Impact of Fund Mingling

The court highlighted the critical issue of mingling funds, noting that the bank's decision to combine the special deposits with the general account led to the loss of the trust property’s identity. Once the bank mixed the funds, it became impossible to distinguish between what was originally intended as a general deposit and what was designated for liquidation. This mingling not only violated the bank's fiduciary duty but also complicated the situation for the creditors, who were relying on the liquidated funds to settle their claims equitably. The court explained that when a trustee commingles trust property with personal property, the entire mixed property is subsequently impressed with the trust, which in this case meant that all funds in the account were subject to the equitable distribution among creditors, rather than being subject to the bank's right of set-off.

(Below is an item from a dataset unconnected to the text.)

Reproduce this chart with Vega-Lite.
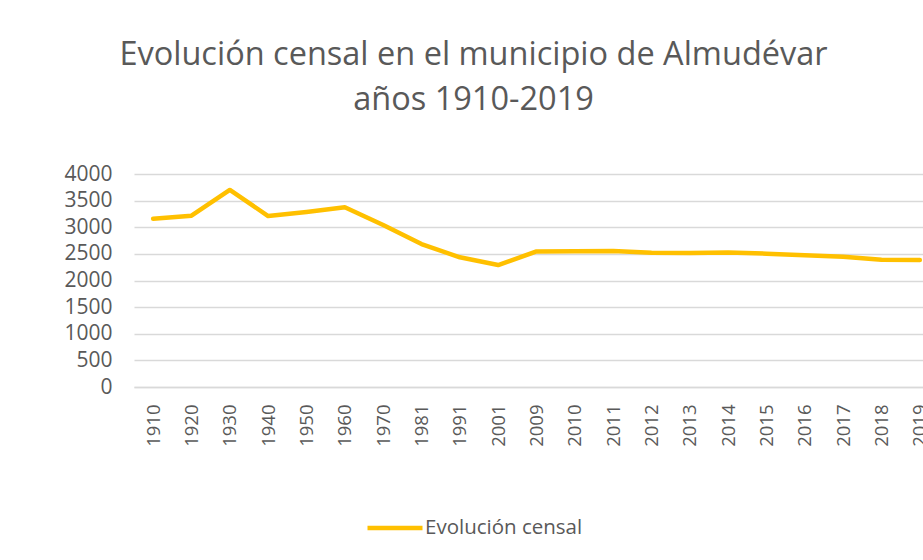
{
  "$schema": "https://vega.github.io/schema/vega-lite/v6.json",
  "autosize": "none",
  "width": 805,
  "height": 213,
  "padding": {"left": 134, "top": 174, "right": 0, "bottom": 173},
  "background": "white",
  "title": {
    "text": ["Evolución censal en el municipio de Almudévar", "años 1910-2019"],
    "font": "Open Sans",
    "fontSize": 32.5,
    "fontWeight": "normal",
    "color": "#595959",
    "anchor": "middle",
    "frame": "group",
    "dx": -63,
    "offset": 47,
    "lineHeight": 45
  },
  "data": {
    "values": [
      {"year": "1910", "pob": 3160, "serie": "Evolución censal"},
      {"year": "1920", "pob": 3217, "serie": "Evolución censal"},
      {"year": "1930", "pob": 3700, "serie": "Evolución censal"},
      {"year": "1940", "pob": 3211, "serie": "Evolución censal"},
      {"year": "1950", "pob": 3286, "serie": "Evolución censal"},
      {"year": "1960", "pob": 3375, "serie": "Evolución censal"},
      {"year": "1970", "pob": 3042, "serie": "Evolución censal"},
      {"year": "1981", "pob": 2685, "serie": "Evolución censal"},
      {"year": "1991", "pob": 2436, "serie": "Evolución censal"},
      {"year": "2001", "pob": 2291, "serie": "Evolución censal"},
      {"year": "2009", "pob": 2545, "serie": "Evolución censal"},
      {"year": "2010", "pob": 2548, "serie": "Evolución censal"},
      {"year": "2011", "pob": 2555, "serie": "Evolución censal"},
      {"year": "2012", "pob": 2522, "serie": "Evolución censal"},
      {"year": "2013", "pob": 2515, "serie": "Evolución censal"},
      {"year": "2014", "pob": 2528, "serie": "Evolución censal"},
      {"year": "2015", "pob": 2504, "serie": "Evolución censal"},
      {"year": "2016", "pob": 2473, "serie": "Evolución censal"},
      {"year": "2017", "pob": 2447, "serie": "Evolución censal"},
      {"year": "2018", "pob": 2391, "serie": "Evolución censal"},
      {"year": "2019", "pob": 2385, "serie": "Evolución censal"}
    ]
  },
  "mark": {"type": "line", "strokeWidth": 4.5, "strokeCap": "round", "strokeJoin": "round"},
  "encoding": {
    "x": {
      "field": "year",
      "type": "ordinal",
      "sort": null,
      "scale": {"type": "point", "padding": 0.5},
      "axis": {
        "title": null,
        "labelAngle": -90,
        "labelAlign": "right",
        "labelBaseline": "middle",
        "labelFont": "Open Sans",
        "labelFontSize": 18.5,
        "labelColor": "#595959",
        "labelPadding": 17,
        "ticks": false,
        "domain": true,
        "domainColor": "#d9d9d9",
        "domainWidth": 1.5,
        "grid": false
      }
    },
    "y": {
      "field": "pob",
      "type": "quantitative",
      "scale": {"domain": [0, 4000], "nice": false},
      "axis": {
        "title": null,
        "values": [0, 500, 1000, 1500, 2000, 2500, 3000, 3500, 4000],
        "format": "d",
        "labelFont": "Open Sans",
        "labelFontSize": 21,
        "labelColor": "#595959",
        "labelPadding": 22,
        "ticks": false,
        "domain": false,
        "grid": true,
        "gridColor": "#d9d9d9",
        "gridWidth": 1.5
      }
    },
    "color": {
      "field": "serie",
      "type": "nominal",
      "scale": {"range": ["#FFC000"]},
      "legend": {
        "title": null,
        "orient": "none",
        "legendX": 231,
        "legendY": 324,
        "padding": 0,
        "symbolType": "stroke",
        "symbolSize": 3025,
        "symbolStrokeWidth": 4.5,
        "labelFont": "Open Sans",
        "labelFontSize": 20.5,
        "labelColor": "#595959",
        "labelOffset": 0
      }
    }
  },
  "config": {"view": {"stroke": null}}
}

As such, the court found that the bank's actions were detrimental to the creditors' interests and warranted a reversal of the lower court's judgment.

Conclusion of the Court

Ultimately, the court concluded that the plaintiff, as trustee in bankruptcy, was entitled to recover the remaining balance from the bank due to its failure to properly manage the funds in accordance with the creditors' resolution. The judgment dismissing the plaintiff's complaint was reversed, and the court ordered that the plaintiff should receive the sum of $1,020.83 plus interest, affirming that the bank had indeed lost its right to set off against the special deposits once it acknowledged their designated purpose. This decision reinforced the legal principle that banks must act in accordance with the instructions provided by depositors, particularly when those instructions are intended to protect the rights of creditors in a bankruptcy context. The court's ruling thus not only rectified the immediate issue at hand but also served as a cautionary reminder to banks regarding their responsibilities when handling funds designated for specific purposes.